In 2007, Sargon was in residence with the Northwest German Philharmonic in Hanover, Germany, where he supervised a recording of his orchestral work, Tapestries, to be broadcast throughout Germany and the European Union. The American Conference of Cantors paid tribute to Sargon at its 2008 national convention in San Francisco, California, with a concert of his works.

Sargon's special interest in creating works for young people is reflected in his many compositions for young musicians. In addition to a multitude of other works, A Voice Called was written for youth choir with narrations and musical settings of the poetry of Hannah Senesh, a hero of the Holocaust. It was written not just for performance in a Jewish setting but as a meaningful artistic vehicle for use in Holocaust awareness and education programs in schools and other venues.

The Dallas Symphony Orchestra featured Sargon's work, The Town Musicians of Bremen, at its opening concert of the 2009-2010 Family Concert Series. This work for narrator and orchestra was adapted by the composer from the story of The Brothers Grimm. Following its successful premiere at Tufts University in 2006, it has been performed to enthusiastic response in venues as diverse as the University of Missouri-Columbia's summer music festival (with the Missouri Contemporary Ballet); twice at Southern Methodist University (with the Meadows School of the Arts Division of Dance); and twice on young people's concerts at Music in the Mountains in Durango, Colorado (with the Pagosa Springs Youth Drama Group). The Dallas Symphony Orchestra's performance included the participation of the Dallas Black Dance Theater.

In 2018 to mark his 80th birthday, Southern Methodist University in Dallas presented a program of his vocal music, including individual songs and excerpts from song cycles, and in Washington, D.C. Temple Sinai gave a concert of his compositions that included 15 cantors, several instrumentalists, and 175 volunteer singers. In November 2021, Cantor Azi Schwartz and the Park Avenue Synagogue in New York City premiered Sargon's Azkara: A Jewish Requiem as part of "A Jewish Requiem: Music, Memory, and the Will to See"; a program commemorating Kristallnacht with the participation of intellectual and activist Bernard-Henri Lévy.

Asked by broadcaster Bruce Duffie in a 2006 interview, “Why have music at all?” Sargon said, “Music is one of the greatest, richest and most satisfying gifts that we as humans have on Earth.
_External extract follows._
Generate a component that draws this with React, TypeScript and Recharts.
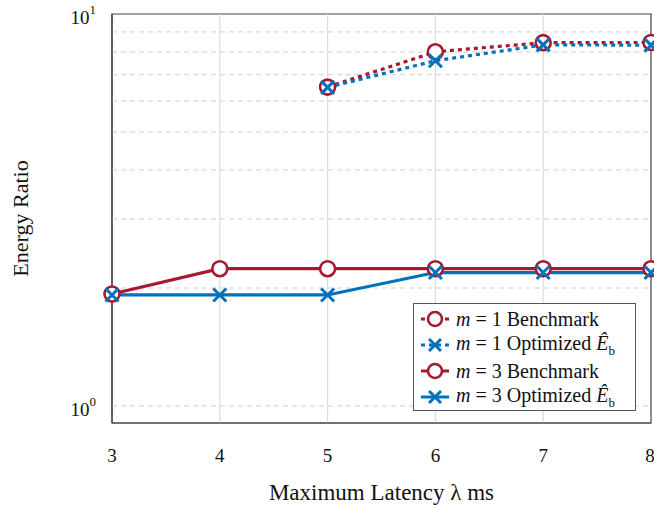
import { LineChart, Line, XAxis, YAxis, ReferenceLine, ReferenceArea } from "recharts";

const latency = [3, 4, 5, 6, 7, 8];
const benchM1 = [null, null, 6.51, 8.01, 8.45, 8.46];
const optM1 = [null, null, 6.5, 7.6, 8.34, 8.33];
const benchM3 = [1.93, 2.24, 2.24, 2.24, 2.24, 2.24];
const optM3 = [1.92, 1.92, 1.92, 2.19, 2.19, 2.19];

const xTicks = [3, 4, 5, 6, 7, 8];
const yTicks = [1, 10];
const yGrid = [1, 2, 3, 4, 5, 6, 7, 8, 9];
const xGrid = [4, 5, 6, 7];

const RED = "#A6192E";
const BLUE = "#0072BD";
const FONT = "'Liberation Serif', serif";

const data = latency.map((x, i) => ({
  x,
  b1: benchM1[i],
  o1: optM1[i],
  b3: benchM3[i],
  o3: optM3[i],
}));

function CircleDot(props: any) {
  const { cx, cy, index, value } = props;
  if (value == null || cy == null) return <g key={index} />;
  return <circle key={index} cx={cx} cy={cy} r={7.5} fill="#fff" stroke={RED} strokeWidth={2.6} />;
}

function CrossDot(props: any) {
  const { cx, cy, index, value } = props;
  if (value == null || cy == null) return <g key={index} />;
  const s = 6.5;
  return (
    <g key={index} stroke={BLUE} strokeWidth={3}>
      <line x1={cx - s} y1={cy - s} x2={cx + s} y2={cy + s} />
      <line x1={cx - s} y1={cy + s} x2={cx + s} y2={cy - s} />
    </g>
  );
}

function XTick({ x, y, payload }: any) {
  return (
    <text x={x} y={y + 24} textAnchor="middle" dominantBaseline="central" fontFamily={FONT} fontSize={19} fill="#111">
      {payload.value}
    </text>
  );
}

function YTick({ y, payload }: any) {
  const exp = Math.round(Math.log10(payload.value));
  return (
    <text x={96} y={y + 3} textAnchor="end" dominantBaseline="central" fontFamily={FONT} fontSize={19} fill="#111">
      10<tspan dy={-8} fontSize={13}>{exp}</tspan>
    </text>
  );
}

function YLabel({ viewBox }: any) {
  const cx = 20;
  const cy = viewBox.y + viewBox.height / 2;
  return (
    <text
      x={cx}
      y={cy}
      transform={`rotate(-90, ${cx}, ${cy})`}
      textAnchor="middle"
      dominantBaseline="central"
      fontFamily={FONT}
      fontSize={22}
      fill="#111"
    >
      Energy Ratio
    </text>
  );
}

const legendItems = [
  { label: "Benchmark", m: 1, color: RED, dash: true, circle: true },
  { label: "Optimized", m: 1, color: BLUE, dash: true, circle: false },
  { label: "Benchmark", m: 3, color: RED, dash: false, circle: true },
  { label: "Optimized", m: 3, color: BLUE, dash: false, circle: false },
];

function LegendBox() {
  return (
    <div
      style={{
        position: "absolute",
        left: 413,
        top: 303,
        boxSizing: "border-box",
        width: 223,
        height: 108,
        border: "1px solid #555",
        background: "#fff",
        padding: "2px 6px",
        fontFamily: FONT,
        fontSize: 20,
        color: "#111",
      }}
    >
      {legendItems.map((it, i) => (
        <div key={i} style={{ display: "flex", alignItems: "center", height: 26, whiteSpace: "nowrap" }}>
          <svg width={30} height={20} style={{ marginRight: 6, flexShrink: 0 }}>
            <line x1={1} y1={10} x2={29} y2={10} stroke={it.color} strokeWidth={3} strokeDasharray={it.dash ? "4 4" : undefined} />
            {it.circle ? (
              <circle cx={15} cy={10} r={7} fill="#fff" stroke={it.color} strokeWidth={2.6} />
            ) : (
              <g stroke={it.color} strokeWidth={3}>
                <line x1={9} y1={4} x2={21} y2={16} />
                <line x1={9} y1={16} x2={21} y2={4} />
              </g>
            )}
          </svg>
          <span>
            <i>m</i> = {it.m} {it.label}
            {!it.circle && (
              <>
                {" "}
                <i>Ê</i>
                <sub style={{ fontSize: 13 }}>b</sub>
              </>
            )}
          </span>
        </div>
      ))}
    </div>
  );
}

export default function App() {
  return (
    <div style={{ position: "absolute", left: 0, top: 0, width: 654, height: 506, background: "#fff" }}>
      <LineChart width={654} height={506} data={data} margin={{ top: 14, right: 3, bottom: 0, left: 0 }}>
        <XAxis
          dataKey="x"
          type="number"
          domain={[3, 8]}
          ticks={xTicks}
          tick={<XTick />}
          tickLine={false}
          axisLine={{ stroke: "#444", strokeWidth: 1.2 }}
          height={83}
          label={{ value: "Maximum Latency λ ms", position: "insideBottom", offset: 6, fontFamily: FONT, fontSize: 23, fill: "#111" }}
        />
        <YAxis
          type="number"
          scale="log"
          domain={[0.905, 10]}
          allowDataOverflow
          ticks={yTicks}
          tick={<YTick />}
          tickLine={false}
          axisLine={{ stroke: "#444", strokeWidth: 1.2 }}
          width={112}
          label={<YLabel />}
        />
        {xGrid.map((v) => (
          <ReferenceLine key={"vx" + v} x={v} stroke="#dcdcdc" strokeWidth={1.2} />
        ))}
        {yGrid.map((v) => (
          <ReferenceLine key={"hy" + v} y={v} stroke="#cfcfcf" strokeWidth={1} strokeDasharray="5 4" />
        ))}
        <ReferenceArea x1={3} x2={8} y1={0.905} y2={10} fill="none" fillOpacity={0} stroke="#444" strokeWidth={1.2} />
        <Line dataKey="b1" stroke={RED} strokeWidth={3.2} strokeDasharray="4 4" dot={<CircleDot />} isAnimationActive={false} />
        <Line dataKey="o1" stroke={BLUE} strokeWidth={3.2} strokeDasharray="4 4" dot={<CrossDot />} isAnimationActive={false} />
        <Line dataKey="b3" stroke={RED} strokeWidth={3.2} dot={<CircleDot />} isAnimationActive={false} />
        <Line dataKey="o3" stroke={BLUE} strokeWidth={3.2} dot={<CrossDot />} isAnimationActive={false} />
      </LineChart>
      <LegendBox />
    </div>
  );
}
Without music, my life would be devoid of meaning. It would be bare and empty. I can’t imagine it.”

== Commissions and awards ==
Notable commissions include the Dallas Symphony Orchestra (Haas Trio; Toward the Light), Meadows Foundation (Saul, King of Israel), Yale University (Psalm 8), Voices of Change (Fantasy on 'The Miller's Tears'; Shema), the Dallas Holocaust Society (Ash un Flamen), and the American Conference of Cantors (Ha-Melech Ha-yosheiv (The King Who Dwells on High)). Sing God's Praise, a Friday evening service for youth choir was commissioned and recorded in its entirety by the Children's Choir of Temple Rodeph Shalom in New York and has gone into its second printing at Transcontinental Music.
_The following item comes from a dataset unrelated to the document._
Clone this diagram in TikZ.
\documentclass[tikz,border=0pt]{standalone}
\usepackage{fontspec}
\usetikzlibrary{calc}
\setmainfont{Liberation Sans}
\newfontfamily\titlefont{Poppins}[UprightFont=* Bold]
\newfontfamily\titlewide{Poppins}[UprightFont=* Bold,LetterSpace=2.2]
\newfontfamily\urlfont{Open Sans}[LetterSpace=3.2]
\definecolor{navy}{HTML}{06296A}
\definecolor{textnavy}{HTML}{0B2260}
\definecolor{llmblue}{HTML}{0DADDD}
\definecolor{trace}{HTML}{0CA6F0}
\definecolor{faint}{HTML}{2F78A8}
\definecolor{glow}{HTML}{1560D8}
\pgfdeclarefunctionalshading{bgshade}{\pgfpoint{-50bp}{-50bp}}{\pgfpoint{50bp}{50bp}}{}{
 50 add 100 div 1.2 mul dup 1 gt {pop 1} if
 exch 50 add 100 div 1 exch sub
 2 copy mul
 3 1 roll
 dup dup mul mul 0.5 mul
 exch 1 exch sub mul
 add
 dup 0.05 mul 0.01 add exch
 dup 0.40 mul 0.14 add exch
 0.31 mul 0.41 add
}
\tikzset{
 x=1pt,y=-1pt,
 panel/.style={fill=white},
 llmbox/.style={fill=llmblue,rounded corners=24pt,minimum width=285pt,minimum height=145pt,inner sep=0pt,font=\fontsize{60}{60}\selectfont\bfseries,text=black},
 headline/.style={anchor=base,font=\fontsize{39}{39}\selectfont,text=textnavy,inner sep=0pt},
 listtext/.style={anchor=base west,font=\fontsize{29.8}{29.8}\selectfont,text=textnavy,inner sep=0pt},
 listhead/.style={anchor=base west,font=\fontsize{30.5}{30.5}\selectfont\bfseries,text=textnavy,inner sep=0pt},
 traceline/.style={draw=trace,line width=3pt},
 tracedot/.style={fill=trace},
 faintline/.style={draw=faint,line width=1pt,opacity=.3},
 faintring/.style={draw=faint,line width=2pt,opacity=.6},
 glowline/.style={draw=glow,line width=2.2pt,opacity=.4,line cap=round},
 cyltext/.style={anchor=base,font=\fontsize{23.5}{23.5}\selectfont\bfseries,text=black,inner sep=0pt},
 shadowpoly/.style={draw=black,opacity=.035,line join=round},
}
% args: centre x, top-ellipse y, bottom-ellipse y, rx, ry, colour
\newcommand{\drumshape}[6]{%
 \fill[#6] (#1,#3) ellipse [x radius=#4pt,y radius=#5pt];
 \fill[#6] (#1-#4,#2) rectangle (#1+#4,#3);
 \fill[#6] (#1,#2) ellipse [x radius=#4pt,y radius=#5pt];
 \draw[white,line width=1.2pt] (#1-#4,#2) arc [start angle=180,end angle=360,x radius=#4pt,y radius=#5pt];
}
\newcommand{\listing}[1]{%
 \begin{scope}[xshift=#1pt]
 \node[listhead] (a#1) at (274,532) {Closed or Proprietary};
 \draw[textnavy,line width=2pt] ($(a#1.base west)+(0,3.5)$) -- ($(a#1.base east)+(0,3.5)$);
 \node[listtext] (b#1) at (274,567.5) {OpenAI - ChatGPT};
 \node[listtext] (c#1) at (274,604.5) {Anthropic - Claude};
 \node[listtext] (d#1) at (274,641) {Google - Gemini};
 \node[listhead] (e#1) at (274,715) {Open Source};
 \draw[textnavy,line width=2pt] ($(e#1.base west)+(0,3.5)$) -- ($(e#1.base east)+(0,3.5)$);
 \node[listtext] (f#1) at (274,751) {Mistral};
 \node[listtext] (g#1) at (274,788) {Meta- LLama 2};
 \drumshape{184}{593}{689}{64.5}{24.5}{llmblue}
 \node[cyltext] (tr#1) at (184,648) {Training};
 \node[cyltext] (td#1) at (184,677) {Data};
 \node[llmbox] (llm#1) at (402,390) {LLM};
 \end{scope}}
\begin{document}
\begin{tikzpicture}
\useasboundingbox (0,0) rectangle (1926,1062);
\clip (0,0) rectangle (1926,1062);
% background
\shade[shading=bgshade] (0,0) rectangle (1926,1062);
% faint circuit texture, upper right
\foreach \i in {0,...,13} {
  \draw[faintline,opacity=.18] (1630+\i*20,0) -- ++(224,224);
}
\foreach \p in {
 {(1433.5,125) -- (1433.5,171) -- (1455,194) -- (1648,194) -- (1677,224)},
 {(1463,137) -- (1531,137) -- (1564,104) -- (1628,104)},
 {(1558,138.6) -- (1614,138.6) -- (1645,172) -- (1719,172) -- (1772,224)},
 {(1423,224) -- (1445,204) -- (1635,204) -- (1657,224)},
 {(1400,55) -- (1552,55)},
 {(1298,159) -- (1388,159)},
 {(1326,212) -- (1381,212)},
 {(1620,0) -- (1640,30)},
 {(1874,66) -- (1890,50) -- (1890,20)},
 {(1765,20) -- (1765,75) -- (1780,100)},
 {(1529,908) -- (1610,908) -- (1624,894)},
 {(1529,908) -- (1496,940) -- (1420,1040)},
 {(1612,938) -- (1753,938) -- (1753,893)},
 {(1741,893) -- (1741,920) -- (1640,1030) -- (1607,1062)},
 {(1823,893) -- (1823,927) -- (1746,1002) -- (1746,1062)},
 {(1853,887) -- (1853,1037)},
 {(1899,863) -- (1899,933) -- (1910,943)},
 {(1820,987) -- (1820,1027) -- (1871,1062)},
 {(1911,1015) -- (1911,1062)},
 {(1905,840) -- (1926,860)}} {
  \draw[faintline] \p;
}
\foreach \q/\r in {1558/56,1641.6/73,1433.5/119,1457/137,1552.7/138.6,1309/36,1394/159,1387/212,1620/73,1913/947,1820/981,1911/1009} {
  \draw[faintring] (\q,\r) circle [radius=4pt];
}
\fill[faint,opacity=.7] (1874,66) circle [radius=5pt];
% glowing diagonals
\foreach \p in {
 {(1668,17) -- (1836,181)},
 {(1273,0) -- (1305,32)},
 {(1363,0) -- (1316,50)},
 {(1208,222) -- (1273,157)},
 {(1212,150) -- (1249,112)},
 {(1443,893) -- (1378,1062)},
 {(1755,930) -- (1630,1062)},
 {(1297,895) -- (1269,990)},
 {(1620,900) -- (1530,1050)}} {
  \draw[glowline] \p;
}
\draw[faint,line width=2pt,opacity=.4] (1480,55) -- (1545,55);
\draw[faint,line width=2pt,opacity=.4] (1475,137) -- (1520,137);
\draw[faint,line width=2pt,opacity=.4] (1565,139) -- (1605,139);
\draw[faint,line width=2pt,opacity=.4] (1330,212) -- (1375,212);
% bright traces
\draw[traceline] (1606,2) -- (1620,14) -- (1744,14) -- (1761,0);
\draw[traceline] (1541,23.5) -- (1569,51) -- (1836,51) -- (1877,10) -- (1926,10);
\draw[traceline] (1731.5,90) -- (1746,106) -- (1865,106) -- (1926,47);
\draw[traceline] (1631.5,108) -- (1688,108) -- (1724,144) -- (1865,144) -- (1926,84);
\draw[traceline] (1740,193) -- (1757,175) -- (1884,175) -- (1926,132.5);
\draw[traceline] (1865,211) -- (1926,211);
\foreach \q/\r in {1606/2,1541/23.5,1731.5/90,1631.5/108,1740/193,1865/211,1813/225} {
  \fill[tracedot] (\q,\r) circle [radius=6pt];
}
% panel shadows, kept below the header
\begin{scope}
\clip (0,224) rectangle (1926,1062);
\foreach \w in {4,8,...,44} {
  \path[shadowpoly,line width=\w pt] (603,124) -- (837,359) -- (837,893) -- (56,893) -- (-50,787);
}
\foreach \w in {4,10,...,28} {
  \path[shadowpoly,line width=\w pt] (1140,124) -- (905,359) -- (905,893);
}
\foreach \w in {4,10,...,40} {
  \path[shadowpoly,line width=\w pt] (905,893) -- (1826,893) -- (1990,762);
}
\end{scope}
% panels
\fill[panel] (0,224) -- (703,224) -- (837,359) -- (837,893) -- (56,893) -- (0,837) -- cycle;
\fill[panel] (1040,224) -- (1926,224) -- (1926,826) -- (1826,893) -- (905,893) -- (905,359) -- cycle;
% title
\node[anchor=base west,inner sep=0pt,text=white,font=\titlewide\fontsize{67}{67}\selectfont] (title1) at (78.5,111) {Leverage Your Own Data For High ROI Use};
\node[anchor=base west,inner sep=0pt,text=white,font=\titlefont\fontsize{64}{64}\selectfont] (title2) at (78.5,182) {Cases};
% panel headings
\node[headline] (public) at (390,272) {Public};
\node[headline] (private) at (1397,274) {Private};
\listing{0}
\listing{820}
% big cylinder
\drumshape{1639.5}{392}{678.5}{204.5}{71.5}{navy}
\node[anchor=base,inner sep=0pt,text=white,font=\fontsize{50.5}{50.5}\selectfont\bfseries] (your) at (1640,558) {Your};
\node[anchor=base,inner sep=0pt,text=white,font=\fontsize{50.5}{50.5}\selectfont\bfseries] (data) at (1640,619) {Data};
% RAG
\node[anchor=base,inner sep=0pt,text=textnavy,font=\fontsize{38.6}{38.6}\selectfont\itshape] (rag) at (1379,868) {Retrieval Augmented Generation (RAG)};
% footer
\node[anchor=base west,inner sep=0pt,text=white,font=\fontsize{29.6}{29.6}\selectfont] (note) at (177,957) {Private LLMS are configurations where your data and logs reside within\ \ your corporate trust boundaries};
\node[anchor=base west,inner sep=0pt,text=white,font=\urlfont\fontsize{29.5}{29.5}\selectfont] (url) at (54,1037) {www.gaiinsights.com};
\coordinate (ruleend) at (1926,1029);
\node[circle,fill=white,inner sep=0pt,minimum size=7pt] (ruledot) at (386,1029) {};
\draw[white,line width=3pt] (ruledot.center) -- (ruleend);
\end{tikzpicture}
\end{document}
The Texas Music Teachers Association named Sargon its Commissioned Composer twice, in 1994 (Dusting Around with Scott's Rag) and 2003 (Sonic Portals). Sargon has received the Annual Award of Recognition from the American Society of Composers, Authors, Publishers (ASCAP) 1992–93. He was named a Finalist in the National Opera Association Competition (1997, The Singing Violin); and awarded First Prize in the National Association of Teachers of Singing competition (1993, Waves of the Sea). During his tenure at SMU he was honored with the Meadows Foundation Distinguished Teaching Professor Award.

Sargon is listed in Baker's Biography of Musicians (7th edition) and the International Who's Who in Music (11th edition). His works are included in Keith E. Clifton's Recent American Art Song: A Guide (2008) and featured in Hampsong Foundation's "Song of America" project at www.songofamerica.net. Two of Sargon's compositions are included in the Milken Archives Collection of 20th Century American Jewish Music (Shema and At Grandfather's Knee).

== Publishers and distributors ==
Sargon's works are published by Transcontinental Music Publications, Hal Leonard, Boosey & Hawkes, Southern Music, and Lawson-Gould, among others. His work as both composer and pianist may be heard on the New World, Crystal, Klavier, and Ongaku labels. The Gasparo label has devoted three CDs exclusively to his compositions (Shema, Flame of the Lord, and A Clear Midnight). Distributors include TrevCo Music, Van Cott Information Services, and Classical Vocal Reprints, among others.